Bomb After Bomb In Iraq
It's another bloody day in Iraq.
A parked car packed with explosives hit a police patrol in the northern Iraqi city of Mosul on Wednesday, killing at least five policemen and wounding 14, including a senior officer, as violence continued unabated after one of the bloodiest days in recent weeks.
On Tuesday, car bombs and mortar attacks killed at least 54 people across Iraq. On Monday, another 40 people were killed in a series of bombings and attacks. Monday's death toll included CBS soundman James Brolan and cameraman Paul Douglas, who died in a bombing that critically wounded CBS News correspondent Kimberly Dozier, now being treated at a U.S. military hospital in Germany.
Not including the most recent attacks, at least 4,066 Iraqis have been killed in war-related violence so far in 2006, according to Associated Press reports — which may not be complete because the reporting process does not cover the entire country. That figure includes 871 in May, surpassing the 801 killed in April.
Since the beginning of the war in 2003, according to an Associated Press count, 2,467 U.S. military servicemen and women have been killed in Iraq, including a GI hit by the same bomb as Dozier, Brolan and Douglas.
CBS News national security correspondent David Martin reports that in cities like Ramadi, west of Baghdad - everybody from the Marines under fire to the American ambassador agrees that the insurgents and terrorists are not just making life miserable — they are in control.
It is concerning American commanders so much, reports Martin, that 1,500 more combat troops have been ordered into western Iraq in an attempt to establish some semblance of government control.
It is the second time this year General George Casey, the top U.S. commander in Iraq, has called in reinforcements.
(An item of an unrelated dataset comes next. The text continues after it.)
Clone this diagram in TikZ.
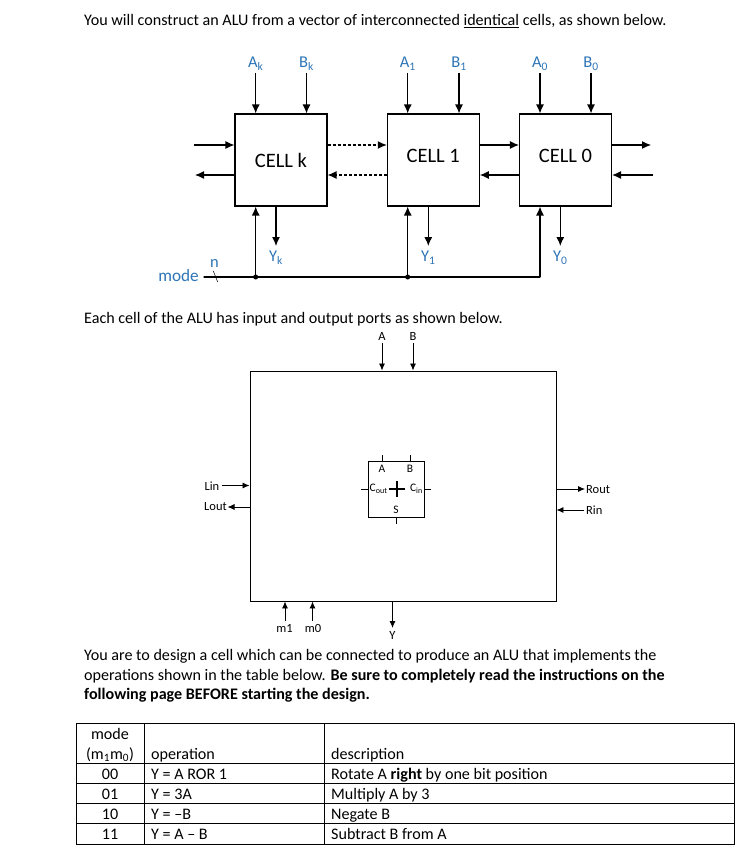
\documentclass[tikz,border=0pt]{standalone}
\usepackage{fontspec}
\setmainfont{Carlito}
\usetikzlibrary{arrows.meta}
\definecolor{lblue}{HTML}{2E75B6}
\newcommand{\fs}[1]{\fontsize{#1}{#1}\selectfont}
\tikzset{
  x=1pt,y=-1pt,
  txt/.style={anchor=base west,inner sep=0pt,font=\fs{16.1}},
  cell/.style={draw,line width=1.1pt,minimum width=92pt,minimum height=92pt,inner sep=0pt},
  celltxt/.style={inner sep=0pt,font=\fs{20.5}},
  blu/.style={inner sep=0pt,text=lblue,font=\fs{16.5}},
  arr/.style={line width=1.15pt,-{Latex[length=9pt,width=8pt]}},
  dasharr/.style={arr,densely dashed},
  bus/.style={line width=1.15pt},
  dot/.style={circle,fill,inner sep=0pt,minimum size=5pt},
  thinarr/.style={line width=.85pt,-{Latex[length=7pt,width=6pt]}},
  sm/.style={inner sep=0pt,font=\fs{12.5}},
  tiny/.style={inner sep=0pt,font=\fs{11.5}},
  tcell/.style={anchor=base west,inner sep=0pt,font=\fs{16.1}},
  tmid/.style={anchor=base,inner sep=0pt,font=\fs{16.1}},
  rule/.style={line width=.9pt},
}
\begin{document}
\begin{tikzpicture}
\useasboundingbox[fill=white] (0,0) rectangle (752,850);
% text
\node[txt] (t1) at (84,26) {You will construct an ALU from a vector of interconnected \underline{identical} cells, as shown below.};
\node[txt] (t2) at (84,323) {Each cell of the ALU has input and output ports as shown below.};
\node[txt] (t3) at (84,660) {You are to design a cell which can be connected to produce an ALU that implements the};
\node[txt] (t4) at (84,680) {operations shown in the table below. \textbf{Be sure to completely read the instructions on the}};
\node[txt] (t5) at (84,699) {\textbf{following page BEFORE starting the design.}};
% cells
\node[cell] (ck) at (281,160) {};
\node[cell] (c1) at (433.3,160) {};
\node[cell] (c0) at (565.5,160) {};
\node[celltxt] (lk) at (281,160) {CELL k};
\node[celltxt] (l1) at (433.3,155.5) {CELL 1};
\node[celltxt] (l0) at (565.5,155.5) {CELL 0};
% input labels
\node[blu] (ak) at (255.7,64) {A\textsubscript{k}};
\node[blu] (bk) at (306.5,64) {B\textsubscript{k}};
\node[blu] (a1) at (407.7,64) {A\textsubscript{1}};
\node[blu] (b1) at (459,64) {B\textsubscript{1}};
\node[blu] (a0) at (540,64) {A\textsubscript{0}};
\node[blu] (b0) at (591,64) {B\textsubscript{0}};
\coordinate (sak) at (255.7,73);
\coordinate (sbk) at (306.5,73);
\coordinate (sa1) at (407.7,73);
\coordinate (sb1) at (459,73);
\coordinate (sa0) at (540,73);
\coordinate (sb0) at (591,73);
\foreach \n/\c in {ak/ck,bk/ck,a1/c1,b1/c1,a0/c0,b0/c0}
  \draw[arr] (s\n) -- (s\n |- \c.north);
% output labels
\node[blu] (yk) at (276,258) {Y\textsubscript{k}};
\node[blu] (y1) at (428.3,258) {Y\textsubscript{1}};
\node[blu] (y0) at (560.3,258) {Y\textsubscript{0}};
\coordinate (ykt) at (276,206);
\coordinate (y1t) at (428.3,206);
\coordinate (y0t) at (560.3,206);
\coordinate (yke) at (276,246);
\coordinate (y1e) at (428.3,246);
\coordinate (y0e) at (560.3,246);
\draw[arr] (ykt) -- (yke);
\draw[arr] (y1t) -- (y1e);
\draw[arr] (y0t) -- (y0e);
% horizontal links
\coordinate (lin) at (194,145);
\coordinate (lout) at (195,175);
\coordinate (rout) at (651,145);
\coordinate (rin) at (653,175);
\draw[arr] (lin) -- (lin -| ck.west);
\draw[arr] (ck.west |- lout) -- (lout);
\draw[dasharr] (ck.east |- lin) -- (c1.west |- lin);
\draw[dasharr] (c1.west |- lout) -- (ck.east |- lout);
\draw[arr] (c1.east |- lin) -- (c0.west |- lin);
\draw[arr] (c0.west |- lout) -- (c1.east |- lout);
\draw[arr] (c0.east |- rout) -- (rout);
\draw[arr] (rin) -- (c0.east |- rin);
% mode bus
\node[blu,font=\fs{17.2}] (mode) at (178.5,276) {mode};
\node[blu] (nn) at (214.5,263) {n};
\coordinate (bs) at (204,277);
\coordinate (bk0) at (255.7,277);
\coordinate (b10) at (407.7,277);
\coordinate (b00) at (540,277);
\draw[bus,line cap=round] (bs) -- (b00);
\draw[arr] (b00) -- (b00 |- c0.south);
\draw[arr] (b10) -- (b10 |- c1.south);
\draw[arr] (bk0) -- (bk0 |- ck.south);
\node[dot] (d1) at (bk0) {};
\node[dot] (d2) at (b10) {};
\coordinate (sl1) at (213.3,271);
\coordinate (sl2) at (217.7,282);
\draw[line width=.5pt] (sl1) -- (sl2);
% big cell
\node[draw,line width=.9pt,minimum width=306pt,minimum height=230pt,inner sep=0pt] (big) at (403,486) {};
\node[sm] (pa) at (382,336) {A};
\node[sm] (pb) at (413,336) {B};
\coordinate (pas) at (382,343);
\coordinate (pbs) at (413,343);
\draw[thinarr] (pas) -- (pas |- big.north);
\draw[thinarr] (pbs) -- (pbs |- big.north);
\node[sm,anchor=east] (plin) at (219.5,486) {Lin};
\node[sm,anchor=east] (plout) at (227,506.5) {Lout};
\node[sm,anchor=west] (prout) at (586,489.5) {Rout};
\node[sm,anchor=west] (prin) at (586,510) {Rin};
\coordinate (cl) at (222,485.5);
\coordinate (co) at (227.5,507);
\coordinate (cr) at (585,489);
\coordinate (cn) at (584,510);
\draw[thinarr] (cl) -- (cl -| big.west);
\draw[thinarr] (big.west |- co) -- (co);
\draw[thinarr] (big.east |- cr) -- (cr);
\draw[thinarr] (cn) -- (cn -| big.east);
\node[sm] (pm1) at (284.5,628) {m1};
\node[sm] (pm0) at (313,628) {m0};
\node[sm] (py) at (392.5,635) {Y};
\coordinate (m1e) at (285,621);
\coordinate (m0e) at (312.5,621);
\coordinate (ye) at (392.5,628);
\draw[thinarr] (m1e) -- (m1e |- big.south);
\draw[thinarr] (m0e) -- (m0e |- big.south);
\draw[thinarr] (ye |- big.south) -- (ye);
% adder
\node[draw,line width=.9pt,minimum width=56pt,minimum height=56pt,inner sep=0pt] (add) at (396,489) {};
\node[tiny] (aa) at (382,468.5) {A};
\node[tiny] (ab) at (410,468.5) {B};
\node[tiny] (as) at (396,509.5) {S};
\node[tiny,anchor=west] (ac) at (369.5,489) {C\textsubscript{out}};
\node[tiny,anchor=east] (ai) at (423,489) {C\textsubscript{in}};
\draw[line width=.8pt] (aa |- add.north) -- ++(0,-6);
\draw[line width=.8pt] (ab |- add.north) -- ++(0,-6);
\draw[line width=.8pt] (as |- add.south) -- ++(0,7);
\draw[line width=.8pt] (add.west) -- ++(-7,0);
\draw[line width=.8pt] (add.east) -- ++(7,0);
\coordinate (pc) at (397,489);
\draw[line width=1.2pt] ([xshift=-8pt]pc) -- ([xshift=8pt]pc) ([yshift=-8pt]pc) -- ([yshift=8pt]pc);
% table
\draw[rule] (76,723) rectangle (734,844);
\draw[rule] (76,763.5) -- (734,763.5) (76,783.5) -- (734,783.5) (76,803.5) -- (734,803.5) (76,823.5) -- (734,823.5);
\draw[rule] (144.5,723) -- (144.5,844) (324.5,723) -- (324.5,844);
\node[tmid] (h1) at (110,739) {mode};
\node[tmid] (h2) at (110,759) {(m\textsubscript{1}m\textsubscript{0})};
\node[tcell] (h3) at (151,759) {operation};
\node[tcell] (h4) at (331,759) {description};
\node[tmid] (r1a) at (110,779) {00};
\node[tcell] (r1b) at (151,779) {Y = A ROR 1};
\node[tcell] (r1c) at (331,779) {Rotate A \textbf{right} by one bit position};
\node[tmid] (r2a) at (110,799) {01};
\node[tcell] (r2b) at (151,799) {Y = 3A};
\node[tcell] (r2c) at (331,799) {Multiply A by 3};
\node[tmid] (r3a) at (110,819) {10};
\node[tcell] (r3b) at (151,819) {Y = –B};
\node[tcell] (r3c) at (331,819) {Negate B};
\node[tmid] (r4a) at (110,839) {11};
\node[tcell] (r4b) at (151,839) {Y = A – B};
\node[tcell] (r4c) at (331,839) {Subtract B from A};
\end{tikzpicture}
\end{document}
In March, 700 troops were sent into Iraq to help hold down sectarian violence. They were supposed to remain 30 days, but they are still there.
In other recent developments in Iraq:
Tuesday's deadliest bomb struck in a popular market during the evening in Husseiniyah, about 20 miles north of Baghdad, killing at least 25 people and wounding 65, said Lt. Colonel Falah al-Mohamedawi, an Interior Ministry spokesman.
Police say they defused a second bomb in a car nearby.
In the southern city of Hillah, a car packed with explosives blew up at a dealership, killing 12 people and wounding 32.
A bomb hidden in a plastic bag detonated outside a bakery in eastern Baghdad on Tuesday night, killing at least nine people and injuring 10, al-Mohamedawi said.
In Baghdad, mortar rounds hit the heavily guarded Interior Ministry and a nearby park, killing two government employees.
A mortar round fired by remote control struck the Interior Ministry compound in central Baghdad, killing two female employees and wounding a policeman and two janitors, said police Capt. Mohammed Abdul-Ghani said. Another round landed in a city park, wounding two city workers, he said. The Shiite-dominated Interior Ministry was also attacked in April.
The violence came as Prime Minister Nouri al-Maliki held meetings aimed at finding new defense and interior ministers more than a week after his national unity government took office. Iraq's ethnic, sectarian and secular parties are struggling to agree on who should run the two crucial ministries, which oversee the army and the police.
Top Shiite officials said the U.S. Embassy had invited government representatives and the leaders of all the political blocs to a meeting, and they expected the names of new candidates to be discussed.
In the meantime, U.S. military commanders have moved about 1,500 combat troops from a reserve force in Kuwait into Anbar province to help local authorities establish order there. The province is an insurgent hotbed stretching from west of Baghdad to the Syrian border.
The military command described the new deployment as short-term. The plan is to keep the latest troops in Anbar no longer than four months, said one military official, who requested anonymity because they were not authorized to discuss the move.
Parliament on Monday debated the violence in the capital and outlying provinces but failed to set up a commission to deal with the problem because of al-Maliki's inability to appoint ministers of defense and interior.
The Interior Ministry, which controls the police, has been promised to the Shiites. Sunni Arabs are to get the Defense Ministry, overseeing the army.
It is hoped the balance will enable al-Maliki to move ahead with a plan for Iraqis to take over all security duties in the next 18 months. He wants to attract army recruits from the Sunni Arab minority, which provides the core of the insurgency.
The U.S. Embassy said al-Maliki, Cabinet members and political leaders were to meet at a social gathering organized by U.S. Ambassador Zalmay Khalilzad. Some legislators said the matter of the unfilled Cabinet positions would be discussed.